I always thought soaking first had to do with germination. Thanks for another angle and it makes perfect sense!
My garlic and onions are coming up as we speak. We had a cold snap, then rain, and now a warm snap! Bizzare, but I think the garlic likes the weather?!? Oh well, just happy to see something growing after the drought. Even my pasture is green now.
Okay, I planted mine November 9th. I was told they're a long season crop (takes a long time to get ripe?), but here it is 9 days later, and 3 of the 17 cloves I put out are already sprouting...what do I do? Do I cover them with mulch now, or what? How long before it's ripe?
SoFla ~ don't worry. Let them grow and don't mulch or cover.

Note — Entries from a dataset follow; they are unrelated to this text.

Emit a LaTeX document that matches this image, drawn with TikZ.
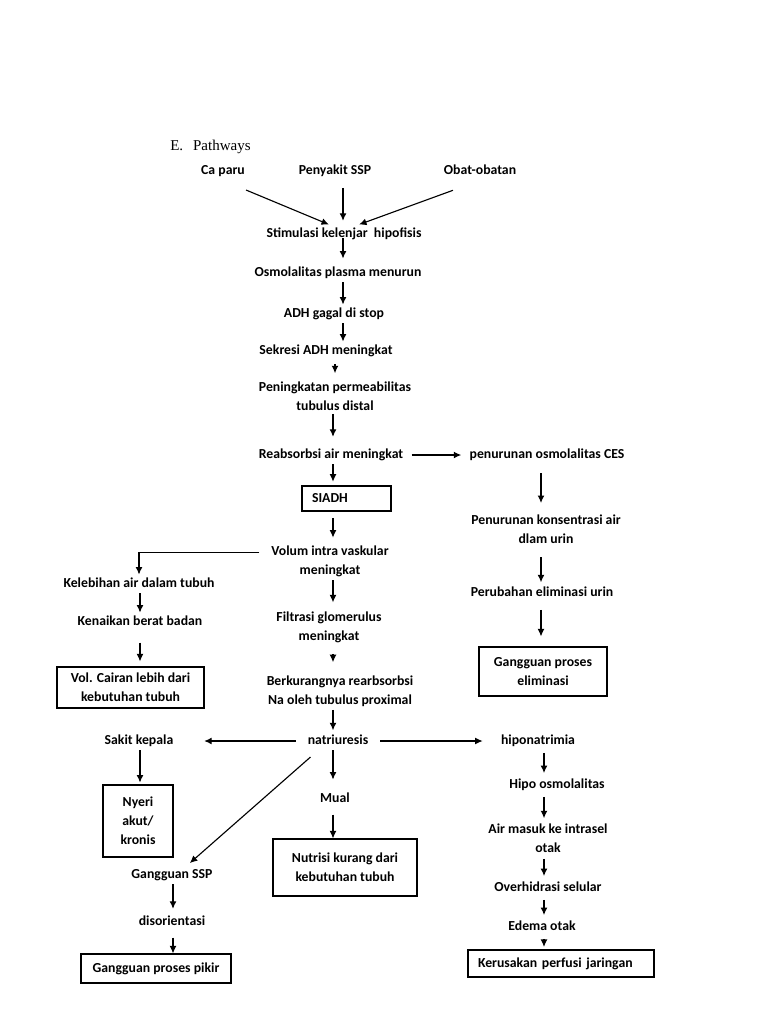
\documentclass[tikz,border=0pt]{standalone}
\usepackage{fontspec}
\setmainfont{Carlito}
\newfontfamily\headfont{Liberation Serif}
\usetikzlibrary{arrows.meta}

\begin{document}
\begin{tikzpicture}[x=0.8pt, y=-0.8pt,
    txt/.style={font=\bfseries\fontsize{11}{15.2}\selectfont, text height=7.5pt, text depth=2.2pt, inner sep=2.5pt},
    txtm/.style={font=\bfseries\fontsize{11}{15.2}\selectfont, align=center, inner sep=2.5pt},
    box/.style={txtm, draw, line width=0.9pt},
    arr/.style={-{Latex[length=6pt,width=5.5pt]}, line width=0.9pt}]
  \useasboundingbox (0,0) rectangle (768,1024);
  \coordinate (tcol) at (343,0);
  \coordinate (mcol) at (333,0);
  \coordinate (lcol) at (140,0);
  \coordinate (scol) at (173,0);
  \coordinate (ecol) at (541,0);
  \coordinate (rcol) at (544,0);

  \node[anchor=base west, inner sep=0, font=\headfont\fontsize{12}{14}\selectfont] (title) at (170,151) {E.\hspace{8pt}Pathways};

  % causes
  \node[txt] (ca) at (223,171) {Ca paru};
  \node[txt] (ssp) at (335,171) {Penyakit SSP};
  \node[txt] (obat) at (480,171) {Obat-obatan};

  % main column
  \node[txt] (stim) at (344,234) {Stimulasi kelenjar\ \ hipofisis};
  \node[txt] (osm) at (338,273) {Osmolalitas plasma menurun};
  \node[txt] (adh) at (334,314) {ADH gagal di stop};
  \node[txt] (sek) at (326,351) {Sekresi ADH meningkat};
  \node[txtm] (perm) at (335,396) {Peningkatan permeabilitas\\tubulus distal};
  \node[txt] (reab) at (331,455) {Reabsorbsi air meningkat};
  \node[box, align=left, minimum width=71.2pt, minimum height=20pt, inner xsep=8pt, text width=55.2pt] (siadh) at (346.5,498.5) {SIADH};
  \node[txtm] (vol) at (330,561.5) {Volum intra vaskular\\meningkat};
  \node[txtm] (filt) at (329,627.5) {Filtrasi glomerulus\\meningkat};
  \node[txtm] (berk) at (340,691) {Berkurangnya rearbsorbsi\\Na oleh tubulus proximal};
  \node[txt] (natr) at (338,741) {natriuresis};
  \node[txt] (mual) at (335,799) {Mual};
  \node[box, minimum width=115.2pt, minimum height=45.6pt] (nutri) at (345,867.5) {Nutrisi kurang dari\\kebutuhan tubuh};

  % left side
  \node[txt] (keleb) at (139,584) {Kelebihan air dalam tubuh};
  \node[txt] (kenaik) at (140,622) {Kenaikan berat badan};
  \node[box, minimum width=117.6pt, minimum height=32.8pt] (volbox) at (130.5,687.5) {Vol. Cairan lebih dari\\kebutuhan tubuh};
  \node[txt] (sakit) at (139,741) {Sakit kepala};
  \node[box, minimum width=56pt, minimum height=57.6pt] (nyeri) at (138,821) {Nyeri\\akut/\\kronis};
  \node[txt] (sspg) at (172,875) {Gangguan SSP};
  \node[txt] (disor) at (172,922) {disorientasi};
  \node[box, minimum width=120pt, minimum height=23.2pt] (pikir) at (156,968.5) {Gangguan proses pikir};

  % right side
  \node[txt] (ces) at (547,455) {penurunan osmolalitas CES};
  \node[txtm] (konsen) at (546,529.5) {Penurunan konsentrasi air\\dlam urin};
  \node[txt] (perub) at (542,593) {Perubahan eliminasi urin};
  \node[box, minimum width=102.4pt, minimum height=39.2pt] (gpe) at (543,671.5) {Gangguan proses\\eliminasi};
  \node[txt] (hipon) at (538,741) {hiponatrimia};
  \node[txt] (hipo) at (557,785) {Hipo osmolalitas};
  \node[txtm] (air) at (548,838.5) {Air masuk ke intrasel\\otak};
  \node[txt] (over) at (548,888) {Overhidrasi selular};
  \node[txt] (edema) at (542,927) {Edema otak};
  \node[box, align=left, minimum width=148.8pt, minimum height=21.6pt, inner xsep=8pt, text width=132.8pt] (kerus) at (561,963.5) {Kerusakan perfusi jaringan};

  \draw[arr, shorten <=20pt] (ca.south) -- ([xshift=-12pt]stim.north);
  \draw[arr, shorten <=6pt, shorten >=3pt] (tcol |- ssp.south) -- (tcol |- stim.north);
  \draw[arr, shorten <=23pt] (obat.south) -- ([xshift=12pt]stim.north);

  \draw[arr, shorten <=-4pt, shorten >=4pt] (tcol |- stim.south) -- (tcol |- osm.north);
  \draw[arr] (tcol |- osm.south) -- (tcol |- adh.north);
  \draw[arr] (tcol |- adh.south) -- (tcol |- sek.north);
  \draw[arr, shorten <=3pt, shorten >=4pt] (perm |- sek.south) -- (perm.north);
  \draw[arr, shorten >=7pt] (mcol |- perm.south) -- (mcol |- reab.north);
  \draw[arr, shorten >=3pt] (mcol |- reab.south) -- (mcol |- siadh.north);
  \draw[arr, shorten <=5pt, shorten >=4pt] (mcol |- siadh.south) -- (mcol |- vol.north);
  \draw[arr, shorten >=5pt] (mcol |- vol.south) -- (mcol |- filt.north);
  \draw[arr, shorten <=6pt, shorten >=8pt] (mcol |- filt.south) -- (mcol |- berk.north);
  \draw[arr, shorten >=1pt] (mcol |- berk.south) -- (mcol |- natr.north);
  \draw[arr, shorten >=8pt] (mcol |- natr.south) -- (mcol |- mual.north);
  \draw[arr, shorten <=5pt] (mcol |- mual.south) -- (mcol |- nutri.north);

  \draw[arr, shorten <=4pt, shorten >=4pt] (reab) -- (ces);
  \draw[arr] ([xshift=-7pt, yshift=7pt]vol.west) -| (keleb.north);
  \draw[arr] (lcol |- keleb.south) -- (lcol |- kenaik.north);
  \draw[arr, shorten <=9pt, shorten >=4pt] (lcol |- kenaik.south) -- (lcol |- volbox.north);

  \draw[arr, shorten <=7pt, shorten >=22pt] (natr) -- (sakit);
  \draw[arr, shorten <=7pt, shorten >=12pt] (natr) -- (hipon);
  \draw[arr, shorten >=1.5pt] (lcol |- sakit.south) -- (lcol |- nyeri.north);
  \draw[arr, shorten <=8pt, shorten >=3pt] ([xshift=-16pt]natr.south) -- ([xshift=12pt]sspg.north);
  \draw[arr, shorten >=3pt] (scol |- sspg.south) -- (scol |- disor.north);
  \draw[arr, shorten <=5pt] (scol |- disor.south) -- (scol |- pikir.north);

  \draw[arr, shorten <=7pt, shorten >=7pt] (ecol |- ces.south) -- (ecol |- konsen.north);
  \draw[arr, shorten <=8pt, shorten >=1pt] (ecol |- konsen.south) -- (ecol |- perub.north);
  \draw[arr, shorten <=6pt, shorten >=8pt] (ecol |- perub.south) -- (ecol |- gpe.north);
  \foreach \a/\b in {hipon/hipo, hipo/air, air/over, over/edema, edema/kerus}
    \draw[arr, shorten <=2pt, shorten >=2pt] (rcol |- \a.south) -- (rcol |- \b.north);
\end{tikzpicture}
\end{document}
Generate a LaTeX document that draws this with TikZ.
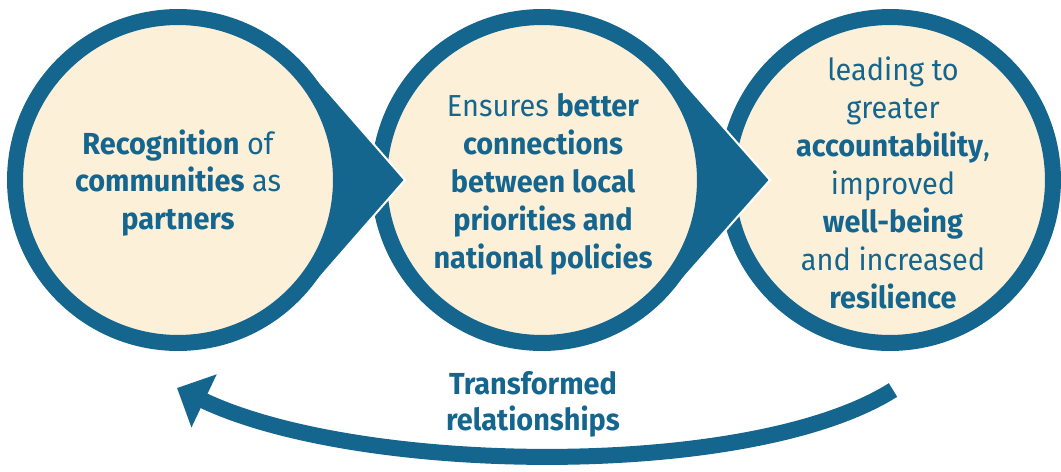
\documentclass[tikz,border=0pt]{standalone}
\usepackage{fontspec}
\setmainfont{Fira Sans}[FakeStretch=0.95]
\usetikzlibrary{arrows.meta}
\definecolor{tblue}{HTML}{15668F}
\definecolor{cream}{HTML}{FDF0D9}
\begin{document}
\begin{tikzpicture}
        [x=0.02cm, y=-0.02cm,
         ring_style/.style={circle,draw=tblue,fill=cream,line width=0.32cm,minimum size=6.52cm,inner sep=0pt},
         tip_style/.style={fill=tblue,draw=white,line width=0.04cm,line join=miter},
         text_style/.style={text=tblue,align=center,font=\fontsize{17.3}{21.6}\selectfont},
         loop_style/.style={draw=tblue,line width=0.32cm,-{Triangle[length=0.6cm,width=1.14cm]}}]
            \useasboundingbox (0,0) rectangle (1061,471);
            \coordinate (o1) at (178,180);
            \coordinate (o2) at (542,180);
            \coordinate (o3) at (890,180);
            \coordinate (p1) at (405,180);
            \coordinate (p2) at (770,180);
            % circles, back to front
            \node[ring_style] (c3) at (o3) {};
            \filldraw[tip_style] (o2) ++(41.1:171) -- (p2) -- ([shift={(-41.1:171)}]o2) -- cycle;
            \node[ring_style] (c2) at (o2) {};
            \filldraw[tip_style] (o1) ++(41.1:171) -- (p1) -- ([shift={(-41.1:171)}]o1) -- cycle;
            \node[ring_style] (c1) at (o1) {};
            % texts
            \node[text_style] (t1) at (178,183) {\textbf{Recognition} of\\\textbf{communities} as\\\textbf{partners}};
            \node[text_style] (t2) at (543,184) {Ensures \textbf{better}\\\textbf{connections}\\\textbf{between local}\\\textbf{priorities and}\\\textbf{national policies}};
            \node[text_style] (t3) at (893,183) {leading to\\greater\\\textbf{accountability},\\improved\\\textbf{well-being}\\and increased\\\textbf{resilience}};
            % loop back
            \coordinate (tail) at (893,390);
            \coordinate (head) at (177,388);
            \draw[loop_style] (tail) .. controls (750,480) and (360,475) .. (head);
            \node[text_style,font=\bfseries\fontsize{17.3}{20.5}\selectfont] (t4) at (533,404) {Transformed\\relationships};
\end{tikzpicture}
\end{document}
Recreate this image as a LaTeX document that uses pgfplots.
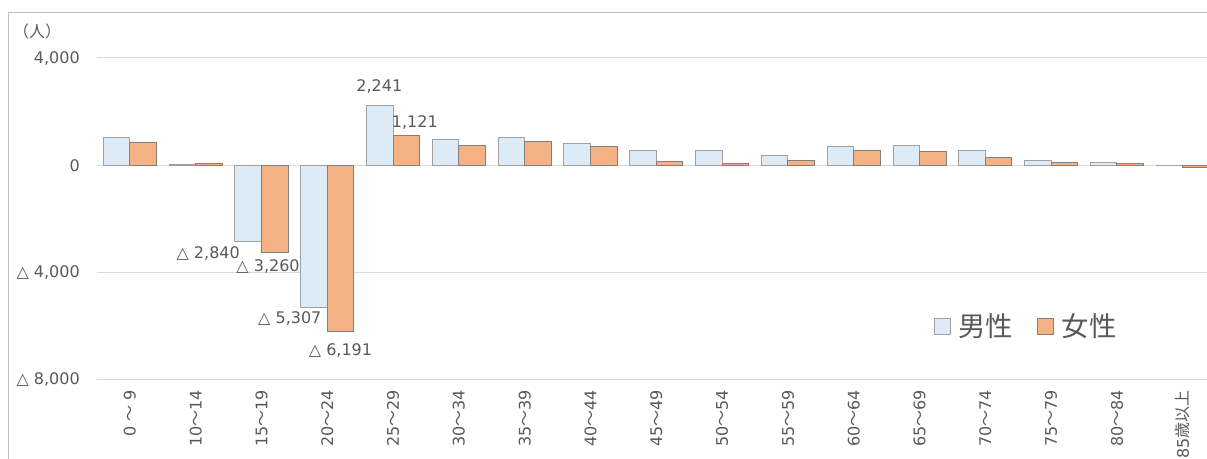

They will be fine as an overwinter crop. Even hard freezes will not harm them. In the spring or early summer, when the tops fold over, you can harvest the bulbs. In this area, mine are ready to harvest in May or June.
Quoting:Weather or different starters do you think?
I've been saving my own garlic cloves for five seasons now, so I think it must be the weather. It has been quite mild these past couple of months. If I remember correctly, it was really cold this time last year.
Looking back, I planted mine early October and the tops all fell a few weeks ago- I guess that adds up to the same growing time. I pulled mine then. I'll def plant garlic again this fall! The empty garlic patch was the right timing for some beans.
Stephanie - I've always kept my garlic whole until I use it. Do the cloves keep well once they have been pulled apart?
Mary - the larger the clove planted, the larger the resulting bulb will be. I save fifty of the very largest bulbs each year, then break off the largest cloves from those bulbs and plant them. I set the cloves about six inches apart.